The other La Balme couloir – less well known, less skied and shorter than its illustrious neighbour but epic all the same.

Statistics

Analysing terrain data

104

m

454

m

38

max°

Exposure

Exposure

The exposure grade does not take into account objective hazards (stone fall, seracs, etc) but only the consequences of the skier falling.

Low Exposure (E1): Exposure is limited to that of the slope itself. Getting hurt is still likely if the slope is steep and/or the snow is hard.

Medium Exposure (E2): As well as the slope itself, there are some obstacles (such as rock outcrops) which could aggravate injury.

High Exposure (E3): In case of a fall, death is highly likely.

Extreme Exposure (E4): In case of a fall, the skier faces certain death.

As well as the slope itself, there are some obstacles (such as rock outcrops) which could aggravate injury.

Description

The north couloir can be a thing of beauty or a devil depending on the snow conditions.

Even in apparently ideal conditions the entrance can be corniced and pitted with exposed and hidden rocks.

However, if your skis survive intact and you ride it in deep powder with a bunch of friends, even the most jaded of freeriders will be screaming like an excited kid all the way down.

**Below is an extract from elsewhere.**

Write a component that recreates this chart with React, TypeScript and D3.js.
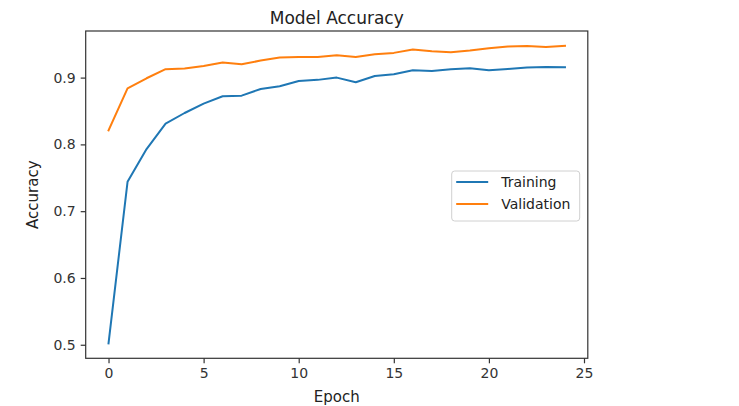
import React, { useEffect, useRef } from 'react';
import * as d3 from 'd3';

const epochs = d3.range(0, 25);
const training = [
  0.502, 0.744, 0.793, 0.831, 0.847, 0.861, 0.872, 0.873, 0.883, 0.887,
  0.895, 0.8966, 0.9, 0.893, 0.9025, 0.905, 0.911, 0.91, 0.9126, 0.914,
  0.911, 0.913, 0.915, 0.916, 0.9155,
];
const validation = [
  0.821, 0.884, 0.899, 0.9126, 0.9135, 0.9175, 0.9225, 0.92, 0.9255, 0.93,
  0.931, 0.931, 0.9335, 0.931, 0.935, 0.937, 0.942, 0.9395, 0.938, 0.9405,
  0.944, 0.9465, 0.9475, 0.946, 0.9475,
];
const xTicks = [0, 5, 10, 15, 20, 25];
const yTicks = [0.5, 0.6, 0.7, 0.8, 0.9];
const seriesNames = ['Training', 'Validation'];
const colors = ['#1f77b4', '#ff7f0e'];

const W = 739;
const H = 406;
const FONT = 'DejaVu Sans, sans-serif';

const App: React.FC = () => {
  const ref = useRef<SVGSVGElement | null>(null);

  useEffect(() => {
    if (!ref.current) return;
    document.body.style.margin = '0';
    const svg = d3.select(ref.current);
    svg.selectAll('*').remove();

    const left = 85.7, right = 587.8, top = 31, bottom = 358.3;

    // matplotlib-style 5% margins
    const xPad = (d3.max(epochs)! - d3.min(epochs)!) * 0.05;
    const all = training.concat(validation);
    const yMin = d3.min(all)!, yMax = d3.max(all)!;
    const yPad = (yMax - yMin) * 0.05;

    const x = d3.scaleLinear()
      .domain([d3.min(epochs)! - xPad, d3.max(epochs)! + xPad])
      .range([left, right]);
    const y = d3.scaleLinear()
      .domain([yMin - yPad, yMax + yPad])
      .range([bottom, top]);

    svg.append('rect')
      .attr('width', W).attr('height', H).attr('fill', '#fff');

    const line = d3.line<number>()
      .x((_, i) => x(epochs[i]))
      .y(d => y(d));

    [training, validation].forEach((s, i) => {
      svg.append('path')
        .datum(s)
        .attr('fill', 'none')
        .attr('stroke', colors[i])
        .attr('stroke-width', 2)
        .attr('stroke-linejoin', 'round')
        .attr('stroke-linecap', 'square')
        .attr('d', line);
    });

    const xAxis = svg.append('g')
      .attr('transform', `translate(0,${bottom})`)
      .call(d3.axisBottom(x).tickValues(xTicks).tickSize(5).tickSizeOuter(0).tickPadding(5)
        .tickFormat(d => String(d)));
    const yAxis = svg.append('g')
      .attr('transform', `translate(${left},0)`)
      .call(d3.axisLeft(y).tickValues(yTicks).tickSize(5).tickSizeOuter(0).tickPadding(5)
        .tickFormat(d3.format('.1f')));

    [xAxis, yAxis].forEach(g => {
      g.select('.domain').remove();
      g.selectAll('line').attr('stroke', '#333').attr('stroke-width', 1.2);
      g.selectAll('text')
        .attr('fill', '#333')
        .style('font-family', FONT)
        .style('font-size', '14px');
    });

    svg.append('rect')
      .attr('x', left).attr('y', top)
      .attr('width', right - left).attr('height', bottom - top)
      .attr('fill', 'none').attr('stroke', '#333').attr('stroke-width', 1.2);

    svg.append('text')
      .attr('x', (left + right) / 2).attr('y', 24)
      .attr('text-anchor', 'middle')
      .attr('fill', '#222')
      .style('font-family', FONT).style('font-size', '17px')
      .text('Model Accuracy');

    svg.append('text')
      .attr('x', (left + right) / 2).attr('y', 402)
      .attr('text-anchor', 'middle')
      .attr('fill', '#222')
      .style('font-family', FONT).style('font-size', '15px')
      .text('Epoch');

    svg.append('text')
      .attr('transform', `translate(38,${(top + bottom) / 2}) rotate(-90)`)
      .attr('text-anchor', 'middle')
      .attr('fill', '#222')
      .style('font-family', FONT).style('font-size', '15px')
      .text('Accuracy');

    // legend
    const lg = svg.append('g').attr('transform', 'translate(451.7,171)');
    lg.append('rect')
      .attr('width', 128).attr('height', 50).attr('rx', 3)
      .attr('fill', '#fff').attr('fill-opacity', 0.8)
      .attr('stroke', '#d0d0d0').attr('stroke-width', 1);
    seriesNames.forEach((name, i) => {
      const cy = 11 + i * 22;
      lg.append('line')
        .attr('x1', 4.5).attr('x2', 36.5).attr('y1', cy).attr('y2', cy)
        .attr('stroke', colors[i]).attr('stroke-width', 2);
      lg.append('text')
        .attr('x', 49.5).attr('y', cy + 5)
        .attr('fill', '#222')
        .style('font-family', FONT).style('font-size', '14px')
        .text(name);
    });
  }, []);

  return (
    <svg ref={ref} width={W} height={H}
      style={{ display: 'block', position: 'absolute', left: 0, top: 0 }} />
  );
};

export default App;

Also known as Huw's couloir for a short time after a guy called Huw (funnily enough) had the ride of his life down here in deep powder on tiny little slalom skis! Perhaps this couloir changes name after each epic descent, to be named after the last person to ride it? To get to it, start at the top of the Vallons or Cucumelle chairlifts, walking south along the ridge for a few minutes at which point you’ll be able to put your skis back on and take as much speed as possible along the same ridge.

Once you can’t get any further on your skis, hike the rest on foot as far as the small cabin at the top.

Helpfully the ridge nearly always has a nicely groomed cat track in it as it is used by the ski patrol to get from one valley to the next quickly and for avalanche control.

This makes the going easier.

From the cabin, follow the track down the ridge to the east then continue along the same line, ignoring the sharp right turn the path takes.

Stay close to the ridgeline – you’re looking for pretty much the highest point on the ridge, about 250 metres past the bend in the track.

Just beyond it, you’ll find the entrance to the couloir.